A Long Way From Home [REVIEW]

A Long Way From Home

In the new film A Long Way From Home, Joseph (James Fox) and Brenda (Brenda Fricker) have been married for more than 50 years, and are retired and living in Nimes, France.

Joseph is bored with his life (and wife), and their relationship is stale and predictable. Suzanne's biggest worry is getting a letter posted to one of their sons, while Joseph keeps getting nagged about getting the letter posted. They do the same things everyday, the have the same conversations, and they eat at the same restaurant (where Suzanne orders the same meal every night).
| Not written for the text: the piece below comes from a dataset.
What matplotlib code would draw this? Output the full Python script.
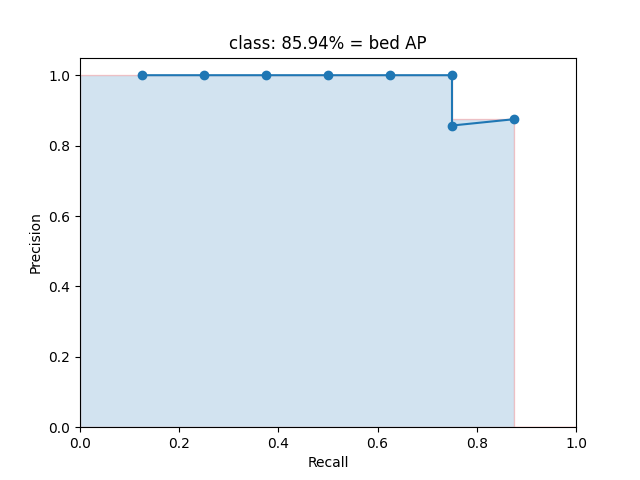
import matplotlib
matplotlib.use("Agg")
from matplotlib import pyplot as plt

# precision / recall points for class "bed"
rec = [0.125, 0.25, 0.375, 0.5, 0.625, 0.75, 0.75, 0.875]
prec = [1.0, 1.0, 1.0, 1.0, 1.0, 1.0, 0.857, 0.875]

# interpolated envelope (monotone precision)
mrec = [0.0] + rec + [1.0]
mpre = [0.0] + prec + [0.0]
for i in range(len(mpre) - 2, -1, -1):
    mpre[i] = max(mpre[i], mpre[i + 1])

ap = 0.0
for i in range(1, len(mrec)):
    if mrec[i] != mrec[i - 1]:
        ap += (mrec[i] - mrec[i - 1]) * mpre[i]

fig, ax = plt.subplots(figsize=(6.4, 4.8), dpi=100)

ax.plot(rec, prec, "-o")

area_x = mrec[:-1] + [mrec[-2]] + [mrec[-1]]
area_y = mpre[:-1] + [0.0] + [mpre[-1]]
ax.fill_between(area_x, 0, area_y, alpha=0.2, edgecolor="r")

ax.set_title("class: " + "{0:.2f}%".format(ap * 100) + " = bed AP")
ax.set_xlabel("Recall")
ax.set_ylabel("Precision")
ax.set_xlim([0.0, 1.0])
ax.set_ylim([0.0, 1.05])

fig.savefig("out.png")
One evening, in that very restaurant, they are seated next to a much younger couple, Mark (Paul Nicholls), and the very lovely Suzanne (Natalie Dormer). They start chatting to the couple, and immediately Joseph is smitten with Suzanne, her cute smile, the sparkle in her eyes, bubbly personality and amazing beauty. Just her very presence makes Joseph want her. Mark and Suzanne, who are not married, are visiting Nimes for the first time, and Joseph recommends a few places that they should visit, especially some Roman ruins on the outskirts of town. The next day Joseph goes to those ruins in the hopes of running into them (especially Suzanne). He sees various couples there, but not them, and then, when he has almost given up, he sees them. Joseph, dressed up in his usual get up of a hat and linen suit, chats to them briefly before they walk off. Joseph's eyes linger on Suzanne. Over the course of the next few days, Joseph furtively tries to find them in and around the town's tourist sites, even hanging out near their hotel, hoping to catch a glimpse, and more, of Suzanne.

Both couples eventually bump into each other again at the local restaurant, and Joseph recommends a day out of town to visit a friend of his who has a winery. Mark is very excited as he is a big wine fan who wants to start up his own wine business, and accepts with much enthusiasm. The next day they head out of town for the adventure, leaving Brenda at home so that she can concentrate on writing more letters and doing the ironing. Once at the vineyard, Mark is shown around the main house by Joseph's friend, while Joseph and Suzanne stroll around the crops. With the sun fully shining on them, Joseph can't help but gaze at the gorgeous Suzanne, with the sun glistening in her hair and her flowery dress blowing around in the light wind. Joseph wants to kiss her, and it appears that Suzanne is fully aware of this, but nothing happens between them.

Joseph is fully disappointed as he feels that he missed his chance, especially after Suzanne asks him, "Does it ever get lonely for you, living out here?" And Brenda feels that something is going on with Joseph, but she doesn't want to accept the fact that Joseph, who had been suffering from depression, has suddenly become alive and happier. The next evening it is Mark and Suzanne's last night in town, so they treat Joseph and Brenda to dinner. Suzanne confides to Joseph that Mark has asked her to marry him, but she is ambivalent about it and hasn't said yes yet. This leaves Joseph to ponder what he should tell her. Can he confess to her that he has fallen in love with her before it is too late?

Fox is simply amazing as a man who cannot overcome the fact that he has fallen in love with a much younger woman. Fox, the elder statesman of the famous Fox acting family, who has been acting in films since 1950, adds another amazing performance to his belt in a career of such incredible films as The Servant (1963), Performance (1970), A Passage to India (1984), The Remains of the Day (1993), Sherlock Holmes (2009) and most recently W.E. (2011). Dormer, as Suzanne, steals the screen everytime she is on. She has the kind of face, smile and beauty that every man could fall for. Earlier this year Dormer most memorably played the nurse in the beginning of the film Rush,where she gets seduced by Chris Hemsworth. Fricker is very good as the wife who preoccupies her time with the most mundane of stuff, who at the same time instinctively knows that Joseph is having some kind of midlife crisis. Nicholls is also very good as the man who doesn't realize that Joseph covets his girlfriend.

A Long Way From Home, directed by Virginia Gilbert, is a very good, simple film that keeps your interest throughout, with amazing performances and a great storyline.